La corrispondenza ufficiale con i funzionari doganali, posti sotto il controllo del Ministero delle Finanze, dimostra che una serie di dipendenti di tale dicastero erano anch’essi consapevoli del pericolo. I funzionari delle Dogane hanno dichiarato di aver inviato almeno sei lettere alla magistratura ,chiedendo la vendita o l’esportazione del materiale esplosivo, ma le loro richieste sono state respinte, in quanto non corrette da un punto di vista procedurale. Tuttavia, funzionari giudiziari intervistati da Human Rights Watch hanno affermato che le Dogane non avevano bisogno dell’autorizzazione giudiziaria per vendere, riesportare o distruggere il materiale.

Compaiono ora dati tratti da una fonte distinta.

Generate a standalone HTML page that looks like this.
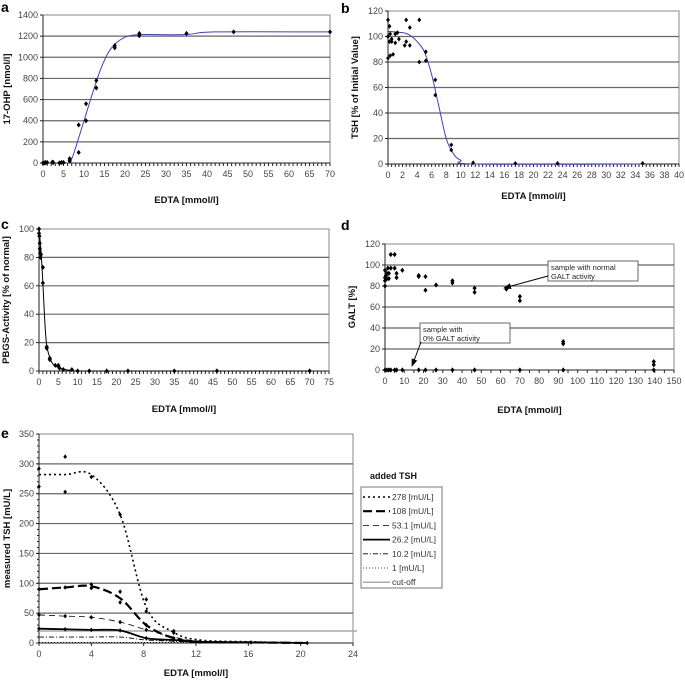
<!DOCTYPE html>
<html><head><meta charset="utf-8"><style>
body{margin:0;background:#fff}
svg{display:block;font-family:"Liberation Sans",Arial,sans-serif}
</style></head><body>
<svg id="fig" width="685" height="682" viewBox="0 0 685 682" xmlns="http://www.w3.org/2000/svg" data-name="figure" data-interactable="false"></svg>
<script>
// ---- data: panel a
const aX=[0,0.3,0.6,1,2.3,2.5,4,4.5,5,6.5,6.5,8.7,8.7,10.5,10.5,13,13,17.5,17.5,23.5,23.5,35,46.5,70];
const aY=[0,0,5,5,8,5,0,5,5,40,20,360,100,560,400,780,710,1110,1090,1225,1205,1225,1240,1240];
const aFitX=[0,6,7,8,10,12,14,16,18,20,22,25,35,42,70];
const aFitY=[0,0,40,150,400,650,880,1050,1140,1190,1210,1215,1215,1240,1240];
// ---- panel b
const bX=[0,0,0,0.2,0.2,0.3,0.3,0.5,0.5,0.7,1,1,1.3,1.5,2.3,2.5,2.5,3,3,4.3,4.3,5.2,5.2,6.5,6.5,8.7,8.7,11.7,17.5,23.3,35];
const bY=[113,100,83,108,96,102,85,98,96,86,102,95,103,98,93,113,96,107,93,113,80,88,81,66,54,15,11,1,0.5,0.5,0.5];
const bFitX=[0,2,3,4,5,6,7,8,9,10,12,35];
const bFitY=[104,103,101,96,88,70,45,20,8,3,0,0];
// ---- panel c
const cX=[0,0,0.1,0.2,0.2,0.3,0.4,0.5,1,1,2,2,2.8,2.8,4.2,5,5.3,6.3,8.5,10,13,17.5,23,35,46,70];
const cY=[100,97,95,90,86,83,80,82,73,62,17,16,9,8,4,4,2,1,1,0,0,0,0,0,0,0];
const cFitX=[0,0.5,1,1.5,2,3,4,6,8,10,15,70];
const cFitY=[100,85,62,35,18,8,4,1.5,0.5,0,0,0];
// ---- panel d
const dX=[0,0,0,0,0.5,1,1,1.5,2,2,3,3,5,5,6,6,9,17.5,17.5,21,21,26.5,35,35,46.5,46.5,63,70,70,92.5,92.5,139.5,139.5,0,1,2,3,5,6,9,17.5,21,26.5,35,46.5,70,92.5,139.5];
const dY=[88,85,80,95,90,87,92,97,87,92,110,97,110,97,92,88,95,90,89,89,76,81,85,83,78,74,77,70,66,27,25,8,5,0,0,0,0,0,0,0,0,0,0,0,0,0,0,0];
// ---- panel e
const eX=[0,2,4,6.2,8.2,10.3,12.3,16.2,20.5];
const eS278=[282,282,282,215,60,18,5,2,0];
const eS108=[90,93,95,75,30,8,2,1,0];
const eS53=[47,45,43,35,22,10,3,1,0];
const eS26=[24,23,22,21,8,5,2,1,0];
const eS10=[10,10,10,10,5,3,1,0.5,0];
const eS1=[1,1,1,1,1,1,0.5,0.5,0];
const eCut=20;
const ePtX=[0,0,2,2,4,6.2,8.2,8.2,10.3,10.3,0,2,4,4,6.2,6.2,8.2,10.3,0,2,4,6.2,8.2,0,2,4,6.2,8.2,10.3,12.3,16.2,20.5];
const ePtY=[292,262,312,253,278,215,73,53,20,17,90,93,98,92,86,68,30,8,47,45,43,35,22,24,23,22,21,8,5,2,1,0];
const eLegend=["278 [mU/L]","108 [mU/L]","53.1 [mU/L]","26.2 [mU/L]","10.2 [mU/L]","1 [mU/L]","cut-off"];

const NS="http://www.w3.org/2000/svg";
const svg=document.getElementById('fig');
function mk(tag,attrs,parent){const e=document.createElementNS(NS,tag);for(const k in attrs)e.setAttribute(k,attrs[k]);(parent||svg).appendChild(e);return e;}
function txt(s,x,y,attrs){const t=mk('text',Object.assign({x:x,y:y,'font-size':9,fill:'#444'},attrs||{}));t.textContent=s;return t;}

function panel(o){
  const g=mk('g',{});
  g.setAttribute('data-name',o.name);
  g.setAttribute('data-interactable','false');
  const sx=v=>o.px0+(v-o.xmin)/(o.xmax-o.xmin)*(o.px1-o.px0);
  const sy=v=>o.py0-(v-o.ymin)/(o.ymax-o.ymin)*(o.py0-o.py1);
  mk('rect',{x:o.px0,y:o.py1,width:o.px1-o.px0,height:o.py0-o.py1,fill:'#fff',stroke:'#888','stroke-width':1},g);
  for(let v=o.ymin+o.ystep;v<o.ymax;v+=o.ystep){
    const gl=mk('line',{x1:o.px0,x2:o.px1,y1:sy(v),y2:sy(v),stroke:'#666','stroke-width':1.2},g);
    gl.setAttribute('data-name','gridline');
    gl.setAttribute('data-interactable','false');
  }
  mk('line',{x1:o.px0,x2:o.px0,y1:o.py1,y2:o.py0,stroke:'#222'},g);
  mk('line',{x1:o.px0,x2:o.px1,y1:o.py0,y2:o.py0,stroke:'#222'},g);
  for(let v=o.ymin;v<=o.ymax+1e-9;v+=o.ystep){
    mk('line',{x1:o.px0-3,x2:o.px0,y1:sy(v),y2:sy(v),stroke:'#222'},g);
    const t=txt(String(v),o.px0-5,sy(v)+3,{'text-anchor':'end'});
    t.setAttribute('data-name','y-tick-label');
    t.setAttribute('data-interactable','false');
  }
  if(o.yminor){for(let v=o.ymin;v<=o.ymax;v+=o.yminor)mk('line',{x1:o.px0-2,x2:o.px0,y1:sy(v),y2:sy(v),stroke:'#222'},g);}
  for(let v=o.xmin;v<=o.xmax+1e-9;v+=o.xminor)mk('line',{x1:sx(v),x2:sx(v),y1:o.py0,y2:o.py0+3,stroke:'#222'},g);
  for(let v=o.xmin;v<=o.xmax+1e-9;v+=o.xstep){
    const t=txt(String(v),sx(v),o.py0+14,{'text-anchor':'middle'});
    t.setAttribute('data-name','x-tick-label');
    t.setAttribute('data-interactable','false');
  }
  const xl=txt(o.xlabel,(o.px0+o.px1)/2,o.xly,{'text-anchor':'middle','font-weight':'bold','font-size':9.5,fill:'#111'});
  xl.setAttribute('data-name','x-axis-title');
  xl.setAttribute('data-interactable','false');
  const yl=txt(o.ylabel,0,0,{'text-anchor':'middle','font-weight':'bold','font-size':9.5,fill:'#111',transform:`translate(${o.ylx},${(o.py0+o.py1)/2}) rotate(-90)`});
  yl.setAttribute('data-name','y-axis-title');
  yl.setAttribute('data-interactable','false');
  const pl=txt(o.letter,o.lx,o.ly,{'font-weight':'bold','font-size':14,fill:'#000'});
  pl.setAttribute('data-name','panel-letter');
  pl.setAttribute('data-interactable','false');
  return {g,sx,sy};
}
function smooth(xs,ys,sx,sy){
  const p=xs.map((x,i)=>[sx(x),sy(ys[i])]);
  let d=`M${p[0][0]},${p[0][1]}`;
  for(let i=0;i<p.length-1;i++){
    const p0=p[i-1]||p[i],p1=p[i],p2=p[i+1],p3=p[i+2]||p2;
    d+=` C${p1[0]+(p2[0]-p0[0])/6},${p1[1]+(p2[1]-p0[1])/6} ${p2[0]-(p3[0]-p1[0])/6},${p2[1]-(p3[1]-p1[1])/6} ${p2[0]},${p2[1]}`;
  }
  return d;
}
function points(xs,ys,P,name,r){
  r=r||2.6;
  xs.forEach((x,i)=>{
    const cx=P.sx(x),cy=P.sy(ys[i]);
    const m=mk('path',{d:`M${cx},${cy-r} L${cx+r*0.8},${cy} L${cx},${cy+r} L${cx-r*0.8},${cy} Z`,fill:'#000'},P.g);
    m.setAttribute('data-name',name);
    m.setAttribute('data-interactable','false');
  });
}

// Panel a
const A=panel({name:'panel-a',px0:43,px1:330,py0:163,py1:15,xmin:0,xmax:70,ymin:0,ymax:1400,xstep:5,xminor:1,ystep:200,xlabel:'EDTA [mmol/l]',xly:203,ylabel:'17-OHP  [nmol/l]',ylx:10,letter:'a',lx:1,ly:12});
const aFit=mk('path',{d:smooth(aFitX,aFitY,A.sx,A.sy),fill:'none',stroke:'#4040c0','stroke-width':1},A.g);
aFit.setAttribute('data-name','fit-curve');
aFit.setAttribute('data-interactable','false');
points(aX,aY,A,'data-point');

// Panel b
const B=panel({name:'panel-b',px0:388,px1:679,py0:164,py1:11,xmin:0,xmax:40,ymin:0,ymax:120,xstep:2,xminor:0.5,ystep:20,xlabel:'EDTA [mmol/l]',xly:199,ylabel:'TSH [% of Initial Value]',ylx:358,letter:'b',lx:341,ly:13});
const bFit=mk('path',{d:smooth(bFitX,bFitY,B.sx,B.sy),fill:'none',stroke:'#4040c0','stroke-width':1},B.g);
bFit.setAttribute('data-name','fit-curve');
bFit.setAttribute('data-interactable','false');
points(bX,bY,B,'data-point',2.4);

// Panel c
const C=panel({name:'panel-c',px0:39,px1:329,py0:371,py1:229,xmin:0,xmax:75,ymin:0,ymax:100,xstep:5,xminor:1,ystep:20,xlabel:'EDTA [mmol/l]',xly:412,ylabel:'PBGS-Activity [% of normal]',ylx:9,letter:'c',lx:1,ly:229});
const cFit=mk('path',{d:smooth(cFitX,cFitY,C.sx,C.sy),fill:'none',stroke:'#000','stroke-width':1},C.g);
cFit.setAttribute('data-name','fit-curve');
cFit.setAttribute('data-interactable','false');
points(cX,cY,C,'data-point');

// Panel d
const D=panel({name:'panel-d',px0:385,px1:674,py0:370,py1:244,xmin:0,xmax:150,ymin:0,ymax:120,xstep:10,xminor:5,ystep:20,xlabel:'EDTA [mmol/l]',xly:413,ylabel:'GALT [%]',ylx:355,letter:'d',lx:341,ly:230});
points(dX,dY,D,'data-point');
mk('defs',{}).innerHTML='<marker id="ar" markerWidth="8" markerHeight="8" refX="7" refY="4" orient="auto"><path d="M0,1 L8,4 L0,7 Z" fill="#000"/></marker>';
const ann1=mk('g',{});
ann1.setAttribute('data-name','annotation-normal');
ann1.setAttribute('data-interactable','false');
mk('rect',{x:548,y:261,width:90,height:20,fill:'#fff',stroke:'#666'},ann1);
txt('sample with normal',551,270,{'font-size':7.5,fill:'#222'},ann1).setAttribute('data-name','annotation-text');
txt('GALT activity',551,279,{'font-size':7.5,fill:'#222'},ann1).setAttribute('data-name','annotation-text');
mk('line',{x1:548,y1:276,x2:504,y2:288,stroke:'#000','marker-end':'url(#ar)'},ann1);
const ann2=mk('g',{});
ann2.setAttribute('data-name','annotation-zero');
ann2.setAttribute('data-interactable','false');
mk('rect',{x:420,y:323,width:90,height:20,fill:'#fff',stroke:'#666'},ann2);
txt('sample with',423,332,{'font-size':7.5,fill:'#222'}).setAttribute('data-name','annotation-text');
txt('0% GALT activity',423,341,{'font-size':7.5,fill:'#222'}).setAttribute('data-name','annotation-text');
mk('line',{x1:421,y1:342,x2:412,y2:366,stroke:'#000','marker-end':'url(#ar)'},ann2);

// Panel e
const E=panel({name:'panel-e',px0:39,px1:353,py0:643,py1:434,xmin:0,xmax:24,ymin:0,ymax:350,xstep:4,xminor:4,ystep:50,yminor:10,xlabel:'EDTA [mmol/l]',xly:676,ylabel:'measured TSH [mU/L]',ylx:10,letter:'e',lx:1,ly:438});
const cut=mk('line',{x1:E.sx(0),x2:357,y1:E.sy(eCut),y2:E.sy(eCut),stroke:'#aaa','stroke-width':1.5},E.g);
cut.setAttribute('data-name','cutoff-line');
cut.setAttribute('data-interactable','false');
const styles=[
 {data:eS278,dash:'2,3',w:1.6,name:'series-278'},
 {data:eS108,dash:'9,4',w:2.2,name:'series-108'},
 {data:eS53,dash:'6,4',w:0.8,name:'series-53'},
 {data:eS26,dash:'',w:1.8,name:'series-26'},
 {data:eS10,dash:'5,2,1,2',w:0.9,name:'series-10'},
 {data:eS1,dash:'1,2',w:0.8,name:'series-1'}];
styles.forEach(s=>{
  const p=mk('path',{d:smooth(eX,s.data,E.sx,E.sy),fill:'none',stroke:'#000','stroke-width':s.w,'stroke-dasharray':s.dash},E.g);
  p.setAttribute('data-name',s.name);
  p.setAttribute('data-interactable','false');
});
points(ePtX,ePtY,E,'data-point',2.3);
const at=txt('added TSH',370,479,{'font-weight':'bold','font-size':9,fill:'#111'});
at.setAttribute('data-name','legend-title');
at.setAttribute('data-interactable','false');
const lg=mk('g',{});
lg.setAttribute('data-name','legend');
lg.setAttribute('data-interactable','false');
mk('rect',{x:361,y:487,width:81,height:101,fill:'#fff',stroke:'#777'},lg);
eLegend.forEach((lab,i)=>{
  const y=497+i*14.2;
  const st=styles[i];
  const ln=mk('line',{x1:363,x2:390,y1:y,y2:y,stroke:st?'#000':'#aaa','stroke-width':st?st.w:1.5,'stroke-dasharray':st?st.dash:''},lg);
  ln.setAttribute('data-name','legend-swatch');
  ln.setAttribute('data-interactable','false');
  const t=txt(lab,392,y+3,{'font-size':8.5,fill:'#333'});
  lg.appendChild(t);
  t.setAttribute('data-name','legend-entry');
  t.setAttribute('data-interactable','false');
});
</script>
</body></html>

Anche il comando dell’esercito libanese è stato accusato di aver sottovalutato i pericoli relativi alla presenza di nitrato di ammonio nel porto, anche dopo aver appreso che il grado di azoto classificava la sostanza come materiale idoneo a fabbricare esplosivi e, pertanto, era necessaria l’approvazione dell’esercito per essere importato e ispezionato. I servizi di intelligence militare, da parte loro, non hanno adottato misure precauzionali o volte a garantire sicurezza né hanno delineato un piano di risposta alle emergenze.

Il presidente Michel Aoun, presidente del Consiglio superiore di difesa, ha ammesso di essere a conoscenza della presenza del nitrato di ammonio almeno dal 21 luglio 2020 e di aver chiesto a un consulente di seguire la questione, ma ha affermato di non essere responsabile dell’incidente. L’ex primo ministro Hassan Diab, vicepresidente del suddetto Consiglio, era a conoscenza della presenza del nitrato di ammonio dal 3 giugno 2020, ma non ha intrapreso alcuna azione, se non riferire del rapporto dei servizi di Sicurezza dello Stato, del 20 luglio 2020, ai Ministeri della giustizia e dei lavori pubblici.

Nell’anno successivo all’esplosione, spiega l’organizzazione, le indagini hanno messo in luce difetti procedurali e sistemici, che rendono difficile avere fiducia nella giustizia libanese. Tra i fenomeni riscontrati vi sono la mancanza di indipendenza giudiziaria, l’immunità per i funzionari politici di alto livello e la violazione degli standard per garantire processi giudiziari equi. Inoltre, vi sono prove che dimostrano come alcuni abbiano addirittura ostacolato le indagini relative all’incidente.

Alla luce di ciò, il Consiglio per i diritti umani delle Nazioni Unite è stato esortato ad aprire un’inchiesta, mentre i Paesi aderenti al Global Magnitsky e a regimi di sanzioni per i diritti umani e simili sono stati invitati a sanzionare i funzionari implicati nelle continue violazioni dei diritti umani derivanti dall’esplosione del 4 agosto. Il presidente esecutivo di HRW, Kenneth Roth, ha proposto una missione conoscitiva di un anno, affermando che la comunità internazionale ha il dovere di “intervenire” se le indagini libanesi continuano a essere interrotte. Per Roth, un’indagine del Consiglio per i diritti umani non equivarrebbe a un processo o procedimento penale, ma cercherebbe semplicemente di stabilire la verità su quanto accaduto.

Finora, 25 persone sono state detenute in relazione all’esplosione del 4 agosto 2020, perlopiù lavoratori e funzionari portuali di livello inferiore e medio. Tredici sono stati rilasciati, mentre il responsabile doganale, Badri Daher, e il capo dell’autorità portuale di Beirut, Hasan Kraytem, sono ancora detenuti. Il mese scorso, il ministro dell’Interno custode, Mohamad Fahmy, non ha concesso l’autorizzazione a perseguire il capo dell’agenzia di Sicurezza Generale, il maggiore generale Abbas Ibrahim, così come richiesto dal giudice responsabile del caso, Tareq Bitar. È stato quest’ultimo a chiedere, il 2 luglio, di annullare l’immunità anche per l’ex ministro delle Finanze, Ali Hasan Khalil, l’ex ministro per i Lavori pubblici, Ghazi Zaiter, e l’ex ministro dell’Interno, Nohad Machnouk. Questi, a detta di Bitar, potrebbero essere accusati di negligenza e possibile tentato omicidio e, pertanto, è stato richiesto di sottoporli a interrogatori. Tuttavia, a circa un mese dal primo anniversario dall’incidente, l’8 luglio, alcuni deputati libanesi hanno chiesto maggiori prove prima di revocare l’immunità e consentire di interrogare i funzionari governativi.